ORMOC NEWS – ‘Save The Children’ Press Release 27th September 2014: Seven Yolanda-hit barangays across 3 municipalities around Ormoc have been declared as first in the entire Leyte province to eradicate defecation in public – a practice known to cause contamination of water sources and diarrheal diseases.
The declaration came after an authorized government body, including hygiene specialists and international organizations, certified the remote barangays of Bulak, Masaba, and San Dionesio in Matag-ob town; Payao in Villaba town; and San Ignacio, Santa Domingo and Libertad in Kananga town as the first Zero Open Defecation (ZOD) barangays in the province of Leyte.
To achieve ZOD status, each household in a barangay should have access to toilet and water supply. The recognition was a big feat given that 70% of people in these communities did not have access to toilets immediately after the super typhoon.
Western Leyte has areas with some of the highest rates of open defecation in the country even before Yolanda. In the immediate aftermath, the Water, Sanitation and Hygiene (WASH) cluster estimated that around 65% of areas in the region did not have access to toilets.
Save the Children has been providing remote and vulnerable areas, including the ZOD-certified barangays, with construction materials and trainings to build and repair toilets as part of its comprehensive Yolanda response. To date, Save the Children has provided construction materials for over 6,525 toilets in 32 barangays and plans to help build 3,475 more across 47 barangays in 2014.
“Save the Children knows that the practice of open defecation poses great health risks to the disaster-affected communities, especially children,” said Tom Howells, Save the Children’s Field Manager in Western Leyte Office.
He added: “By providing communities with toilets and clean water supply, especially those in remote and vulnerable areas, we can help protect children and adults from infectious diseases.”

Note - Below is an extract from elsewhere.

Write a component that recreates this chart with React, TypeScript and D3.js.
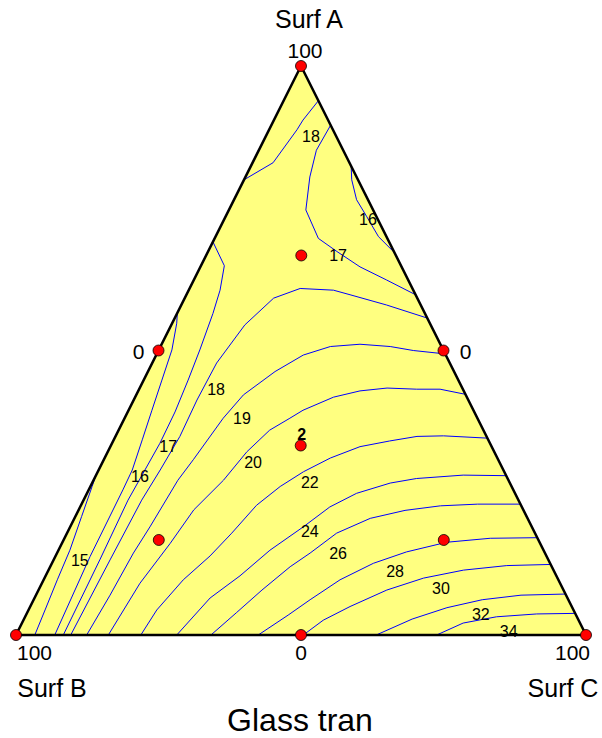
import React, { useEffect, useRef } from 'react';
import * as d3 from 'd3';

// Mixture components: A (top), B (bottom left), C (bottom right).
// Contour points are [A %, C %]; B = 100 - A - C.
const contour15 = [[28.1, 0], [26.1, 0.3], [20.8, 1.1], [14.9, 2.0], [9.7, 2.4], [4.4, 2.9], [0, 3.3]];
const contour16Loop = [[82.4, 17.6], [80.0, 18.9], [76.5, 21.5], [73.5, 24.8], [70.0, 28.6], [67.2, 32.8]];
const contour16Left = [[56.6, 0], [54.8, 0.8], [50.1, 2.3], [44.8, 3.2], [39.5, 4.1], [34.3, 5.0], [29.0, 5.9], [25.5, 6.0], [13.8, 6.1], [0, 6.8]];
const contour17Top = [[89.6, 10.4], [85.2, 10.1], [80.5, 11.3], [74.7, 13.5], [69.7, 18.2], [67.4, 22.6], [64.7, 28.0], [62.4, 33.8], [59.8, 40.2]];
const contour17Left = [[69.1, 0], [64.9, 4.1], [60.6, 5.5], [56.5, 6.3], [50.1, 7.2], [44.8, 7.8], [39.2, 8.3], [33.7, 8.4], [23.7, 7.8], [13.2, 8.1], [0, 8.3]];
const contour18Top = [[93.9, 6.1], [90.5, 5.1], [88.8, 4.9], [83.0, 3.6], [80.0, 0]];
const contour18Low = [[55.7, 44.3], [58.0, 36.0], [59.8, 28.7], [60.6, 25.4], [60.9, 19.4], [59.2, 15.6], [54.5, 12.9], [47.8, 11.3], [41.3, 11.1], [34.9, 11.3], [29.0, 10.8], [23.7, 10.2], [13.2, 9.9], [0, 9.6]];
const contour19 = [[49.4, 50.6], [50.0, 44.7], [50.7, 40.3], [51.1, 34.8], [50.7, 29.8], [49.2, 25.8], [46.3, 22.3], [42.2, 18.8], [38.1, 17.3], [30.8, 15.7], [27.2, 14.8], [19.0, 14.0], [14.4, 13.4], [7.0, 13.0], [0, 12.4]];
const contour20 = [[42.3, 57.7], [43.2, 52.8], [43.2, 48.7], [43.4, 43.4], [42.9, 38.9], [41.8, 34.8], [39.5, 30.6], [38.1, 29.0], [36.0, 26.5], [32.2, 24.4], [27.2, 22.8], [22.0, 20.2], [16.1, 19.0], [9.1, 17.2], [0, 16.2]];
const contour22 = [[34.6, 65.4], [35.0, 57.5], [34.9, 52.9], [34.1, 48.5], [33.1, 43.8], [31.1, 39.6], [28.7, 36.1], [26.1, 33.3], [22.8, 30.8], [17.9, 28.9], [13.9, 27.1], [9.7, 24.5], [4.4, 22.5], [0, 21.9]];
const contour24 = [[28.0, 72.0], [28.1, 64.4], [27.5, 56.5], [26.7, 52.3], [24.9, 47.3], [22.5, 43.8], [19.0, 40.9], [14.9, 37.1], [10.4, 34.1], [6.5, 30.8], [0, 28.2]];
const contour26 = [[23.0, 77.0], [23.0, 69.5], [22.7, 63.1], [21.9, 57.3], [20.5, 51.9], [17.9, 47.3], [14.4, 44.4], [12.0, 42.1], [7.9, 39.2], [3.9, 36.7], [0, 34.2]];
const contour28 = [[17.1, 82.9], [17.0, 74.7], [16.3, 67.4], [14.6, 61.2], [12.6, 56.4], [9.7, 52.0], [6.2, 48.5], [3.5, 46.0], [0, 42.5]];
const contour30 = [[12.4, 87.6], [12.2, 80.0], [11.4, 72.8], [10.0, 66.5], [7.9, 61.1], [5.0, 56.1], [2.6, 52.6], [0, 50.4]];
const contour32 = [[7.2, 92.8], [7.0, 85.1], [6.2, 78.7], [4.8, 73.2], [2.8, 68.1], [0, 63.2]];
const contour34 = [[3.8, 96.2], [3.7, 89.5], [3.2, 82.7], [2.1, 77.4], [0, 73.8]];

const contourLines = [
  contour15, contour16Loop, contour16Left, contour17Top, contour17Left,
  contour18Top, contour18Low, contour19, contour20, contour22,
  contour24, contour26, contour28, contour30, contour32, contour34,
];

// contour labels and where they sit, [A %, C %]
const labelValues = ['18', '16', '17', '18', '19', '17', '16', '20', '15', '22', '24', '26', '28', '30', '32', '34'];
const labelAt = [
  [87.7, 7.9], [73.1, 25.2], [66.8, 23.1], [43.2, 13.5], [38.1, 20.6], [33.2, 10.1],
  [27.9, 7.8], [30.4, 26.4], [13.2, 4.6], [26.9, 38.1], [18.3, 42.4], [14.4, 49.3],
  [11.2, 60.9], [8.3, 70.4], [3.7, 79.7], [0.7, 86.1],
];

// design points [A, B, C] %
const designPoints = [
  [100, 0, 0], [0, 100, 0], [0, 0, 100],
  [50, 50, 0], [50, 0, 50], [0, 50, 50],
  [33.3, 33.3, 33.3],
  [66.7, 16.7, 16.7], [16.7, 66.7, 16.7], [16.7, 16.7, 66.7],
];
const replicateLabel = '2';

const componentNames = ['Surf A', 'Surf B', 'Surf C'];
const vertexTick = '100';
const midTick = '0';
const title = 'Glass tran';

const FONT = '"Liberation Sans", Arial, sans-serif';

const App = () => {
  const ref = useRef<SVGSVGElement>(null);

  useEffect(() => {
    const svg = d3.select(ref.current);
    svg.selectAll('*').remove();

    // base position (C + A/2) and height (A)
    const x = d3.scaleLinear().domain([0, 100]).range([16, 586]);
    const y = d3.scaleLinear().domain([0, 100]).range([635, 66]);
    const px = (a: number, c: number) => x(c + a / 2);
    const py = (a: number) => y(a);

    const corners = [[100, 0], [0, 0], [0, 100]];
    const tri = d3.line<number[]>().x(d => px(d[0], d[1])).y(d => py(d[0]));

    svg.append('path')
      .attr('d', tri(corners) + 'Z')
      .attr('fill', '#ffff80');

    // contours
    const line = d3.line<number[]>()
      .x(d => px(d[0], d[1]))
      .y(d => py(d[0]));

    svg.append('g')
      .selectAll('path')
      .data(contourLines)
      .enter().append('path')
      .attr('d', d => line(d))
      .attr('fill', 'none')
      .attr('stroke', '#0000ff')
      .attr('stroke-width', 1);

    svg.append('path')
      .attr('d', tri(corners) + 'Z')
      .attr('fill', 'none')
      .attr('stroke', '#000')
      .attr('stroke-width', 2.5)
      .attr('stroke-linejoin', 'miter');

    // contour labels
    svg.append('g')
      .selectAll('text')
      .data(labelValues)
      .enter().append('text')
      .attr('x', (d, i) => px(labelAt[i][0], labelAt[i][1]))
      .attr('y', (d, i) => py(labelAt[i][0]))
      .attr('dy', '0.36em')
      .attr('text-anchor', 'middle')
      .attr('font-family', FONT)
      .attr('font-size', 16)
      .attr('fill', '#000')
      .text(d => d);

    // design points
    svg.append('g')
      .selectAll('circle')
      .data(designPoints)
      .enter().append('circle')
      .attr('cx', d => px(d[0], d[2]))
      .attr('cy', d => py(d[0]))
      .attr('r', 5.5)
      .attr('fill', '#ff0000')
      .attr('stroke', '#000')
      .attr('stroke-width', 0.8);

    const centroid = designPoints[6];
    svg.append('text')
      .attr('x', px(centroid[0], centroid[2]) + 1)
      .attr('y', py(centroid[0]) - 6)
      .attr('text-anchor', 'middle')
      .attr('font-family', FONT)
      .attr('font-size', 16)
      .attr('font-weight', 'bold')
      .text(replicateLabel);

    // axis text
    const text = (tx: number, ty: number, s: string, size: number) =>
      svg.append('text')
        .attr('x', tx)
        .attr('y', ty)
        .attr('text-anchor', 'middle')
        .attr('font-family', FONT)
        .attr('font-size', size)
        .attr('fill', '#000')
        .text(s);

    const aTop = [px(100, 0), py(100)];
    const bCorner = [px(0, 0), py(0)];
    const cCorner = [px(0, 100), py(0)];

    text(aTop[0] + 8, aTop[1] - 38.5, componentNames[0], 25);
    text(aTop[0] + 4, aTop[1] - 8.5, vertexTick, 21);

    text(px(50, 0) - 20, py(50) + 8, midTick, 21);
    text(px(50, 50) + 22, py(50) + 8, midTick, 21);

    text(bCorner[0] + 18.5, bCorner[1] + 25, vertexTick, 21);
    text(px(0, 50), bCorner[1] + 25, midTick, 21);
    text(cCorner[0] - 13.5, cCorner[1] + 25, vertexTick, 21);

    text(bCorner[0] + 36, bCorner[1] + 62, componentNames[1], 25);
    text(cCorner[0] - 23, cCorner[1] + 62, componentNames[2], 25);

    text(300, 731, title, 32);
  }, []);

  return (
    <svg
      ref={ref}
      width={602}
      height={738}
      style={{ position: 'absolute', left: 0, top: 0, background: '#fff' }}
    />
  );
};

export default App;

According to WHO, diarrheal disease is the second leading cause of death in children under 5 years old, and is responsible for killing around 760,000 children every year. WHO added that the disease can last several days, and eventually dehydrates the body. The disease is common particularly among children and the elderly.
Save the Children recognizes, however, that building toilets and repairing water lines alone may not fully address water and sanitation problems in Western Leyte. In response, the organization launched a province-wide campaign to educate people on the health risks of poor hygiene and sanitation. At the household level, Save the Children consulted with and fully involved communities and local officials in the design and construction of toilets and water facilities.

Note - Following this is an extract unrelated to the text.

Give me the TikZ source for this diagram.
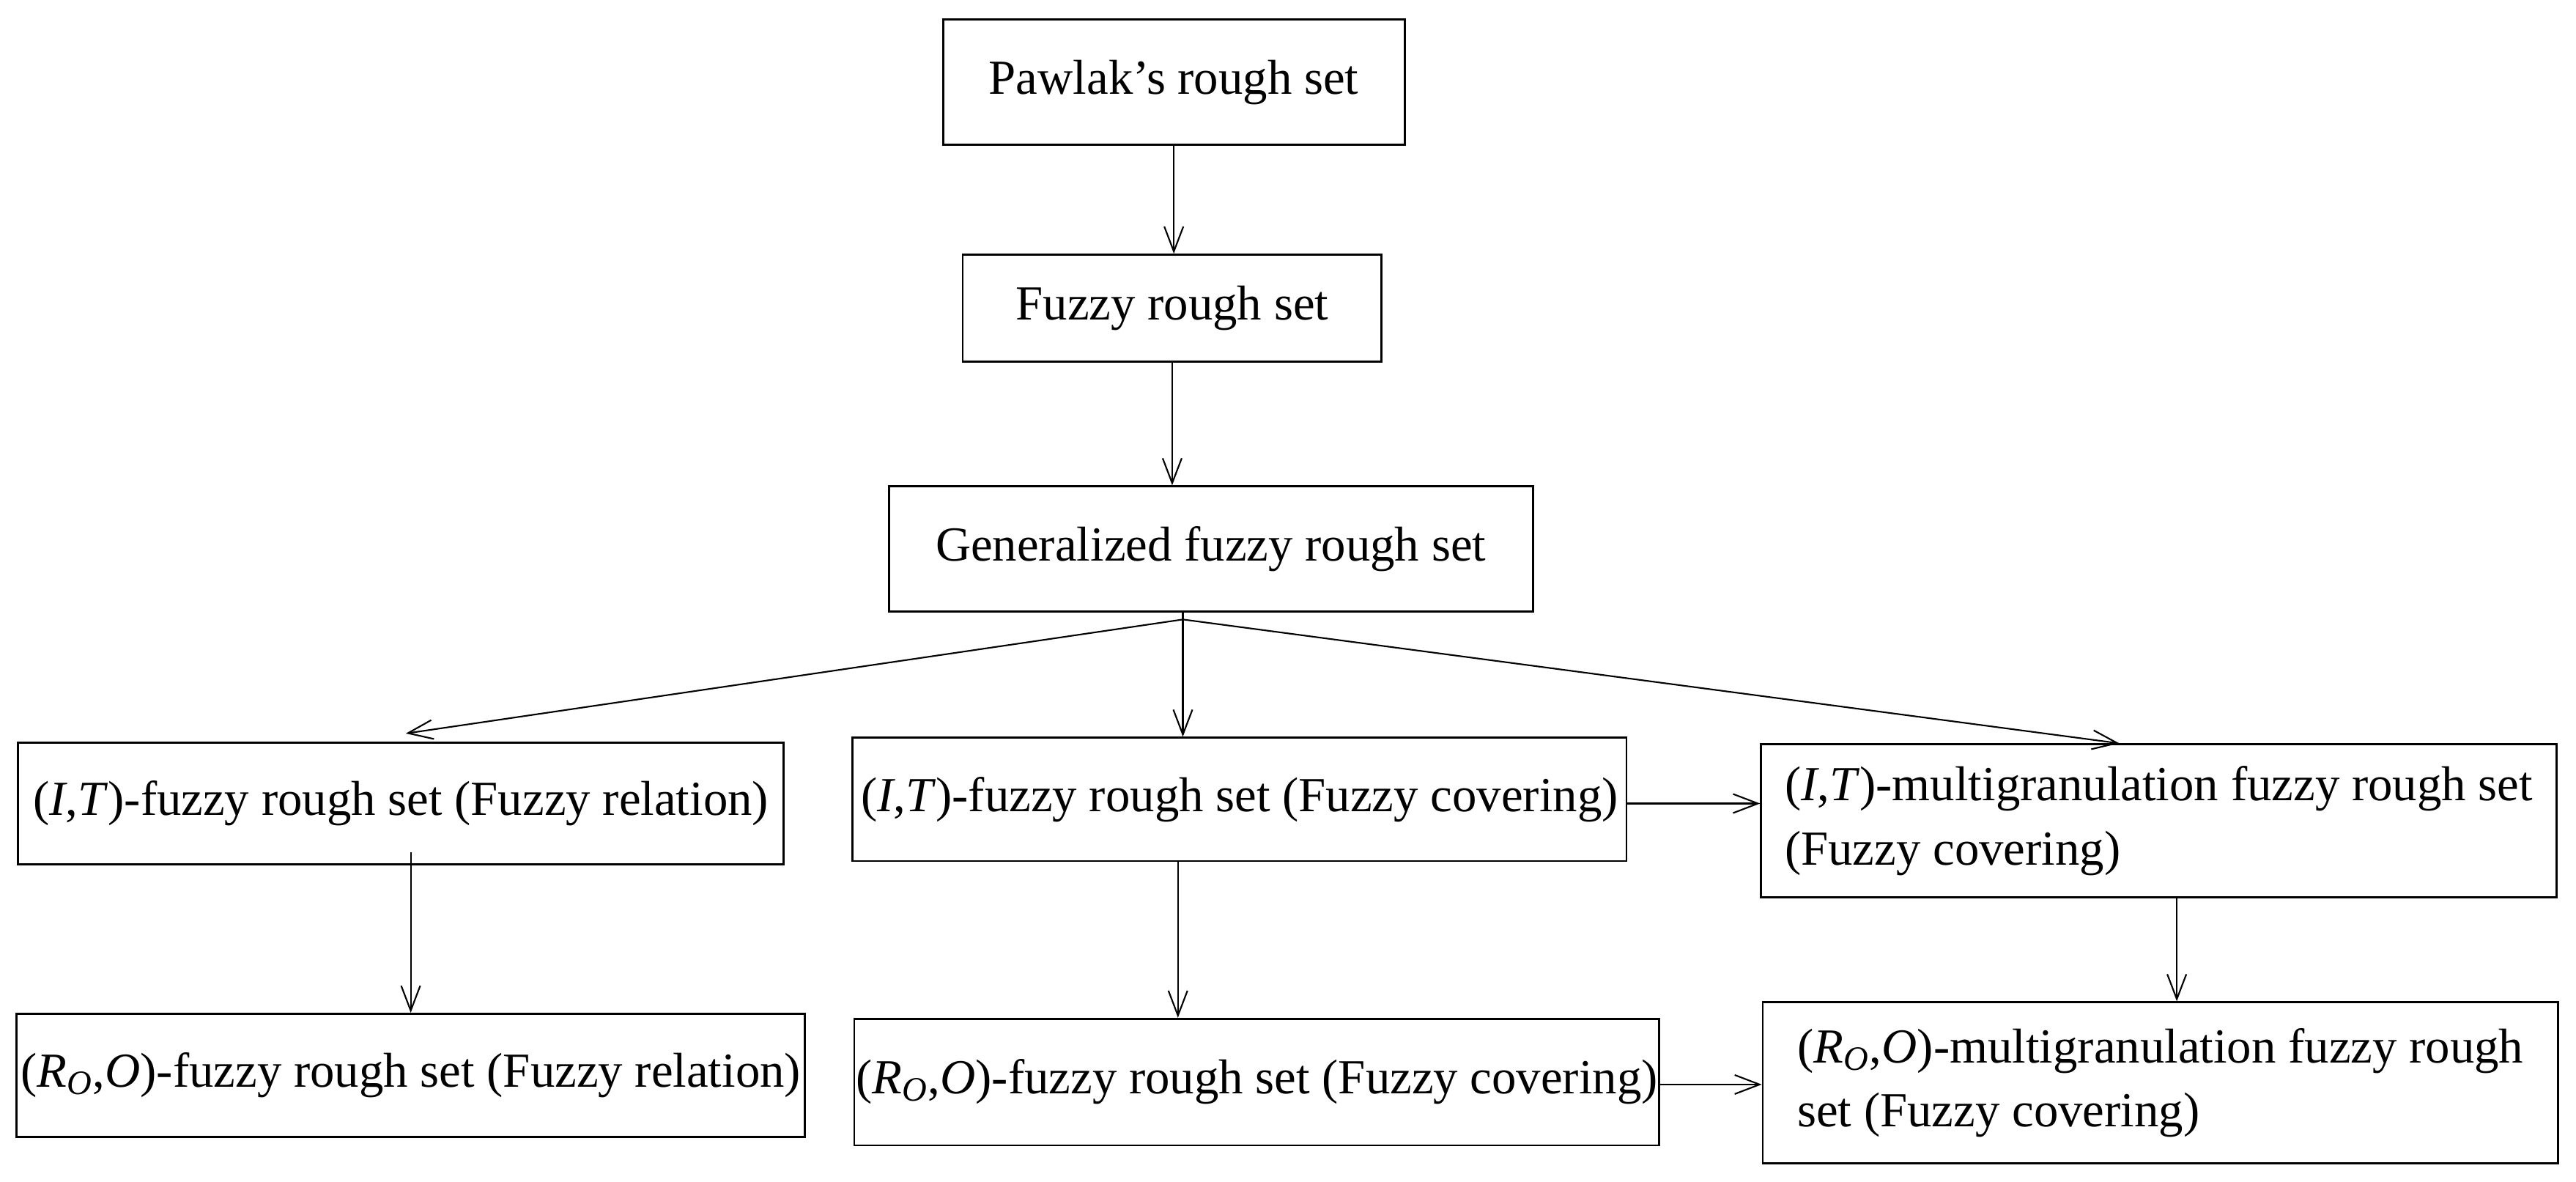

“It is not enough that we provide communities with construction materials. The communities that achieved ZOD were successful because they now see the importance of proper hygiene and sanitation. Without proper consultation with and full involvement of the community and the local government, these projects may not succeed in the long-term,” said Reggie Aquino, Save the Children’s Program Development and Quality Manager in Western Leyte Office.
Save the Children’s comprehensive response in the region includes providing communities with cash transfers, community grants for food, security and livelihoods and shelter assistance. The children’s organization is also undertaking repairs of schools, district health stations, provision of medicines and establishment of Child Friendly Spaces.